Protect property in constitution: Conference 0
Wildrose Leader Danielle Smith. (STUART DRYDEN/QMI AGENCY)
Politicians, academics and media personalities including Brian Lilley and John Robson from Sun News Network gathered at Ottawa's historic Lord Elgin Hotel Saturday to push for a constitutional amendment enshrining property rights in the Charter.
"Property rights are the foundation of human freedom," said Peter Jaworski, one of the organizers of the conference.
Jaworski, a professor at Georgetown University in Washington, spoke on Ontario's by-law bullies. In 2010, Jaworski's parents, who had fled communist Poland for the freedom of Canada in the 1980s, were subjected to prosecution for hosting a conference on their property on the topic of liberty. Court documents revealed to the family that bylaw officials had visited their remote, rural property several times even taking pictures of guests, writing down their licence plates all without a warrant or informing the family.
In Ontario, British Columbia, and Quebec, Jaworski said, bylaw officers have greater powers to trespass on your property than police who need a warrant.
Mark Milke, with the Fraser Institute think-tank, pointed to regulations in Vancouver that have essentially shut down the use of land owned by the Canadian Pacific Railroad. CPR is blocked by regulations from developing the land it owns or selling it to another developer after the city designated the old railway lands a public thoroughfare and greenway. The Supreme Court backed that move in 2006.

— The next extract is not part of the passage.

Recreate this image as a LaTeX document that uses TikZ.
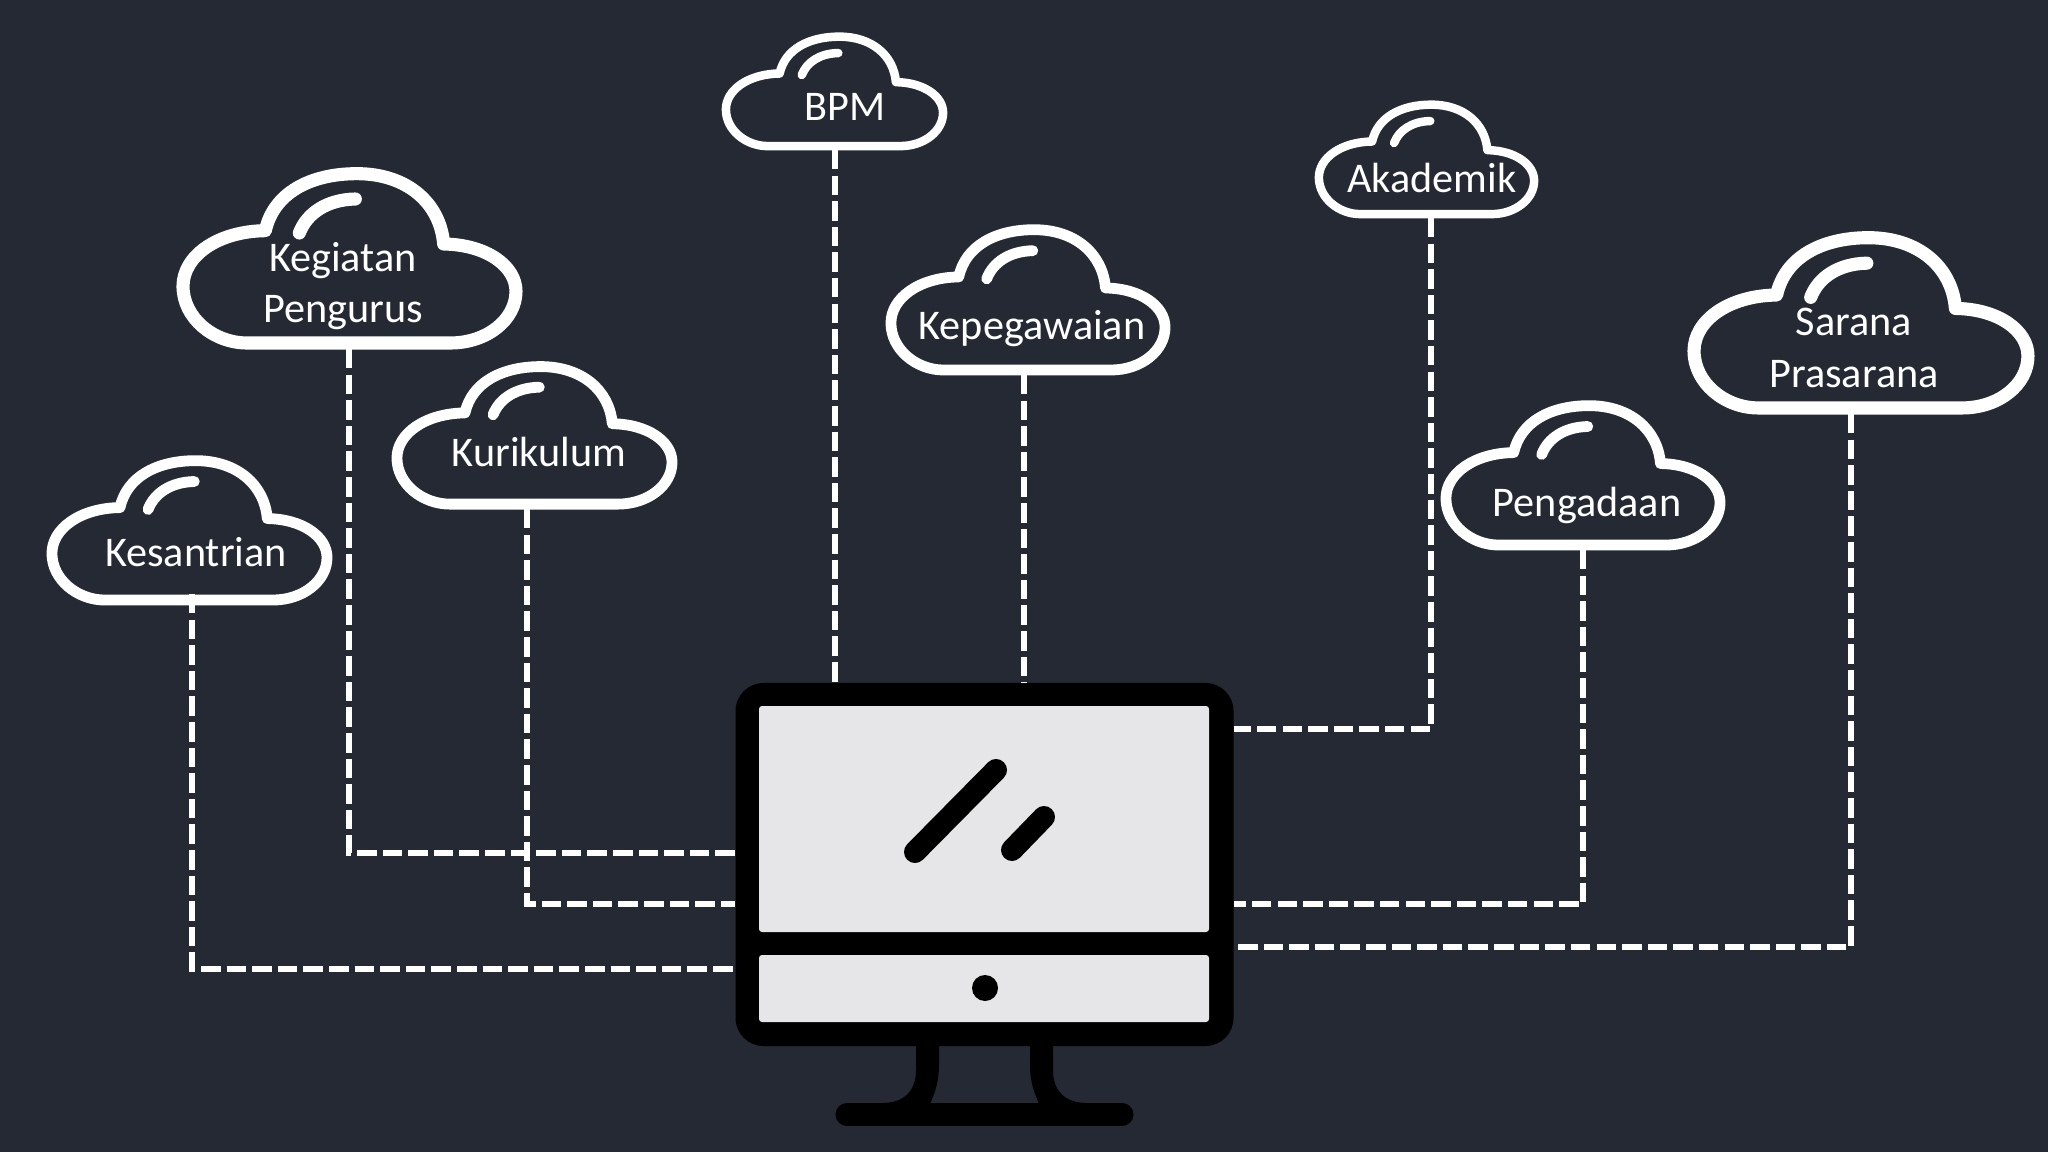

"What luck will the rest of us have if a big company like CPR can have that done to them? The rest of us are hooped. It's very important that we be able to use our land and not just own it," Milke said, "otherwise it's the same as not owning it."
Danielle Smith, leader of Alberta's Wildrose Party and leader of the opposition, was the keynote speaker. Smith pointed to the abolition of the wheat board as a victory for property rights.
"What an incredible blow for economic freedom," Smith said.
While the wheat board was in effect, western farmers were forbidden from selling wheat grown on their own land to anyone other than the government backed body.
Smith said many of the seats her party won in last April's election came due to their stance on property rights.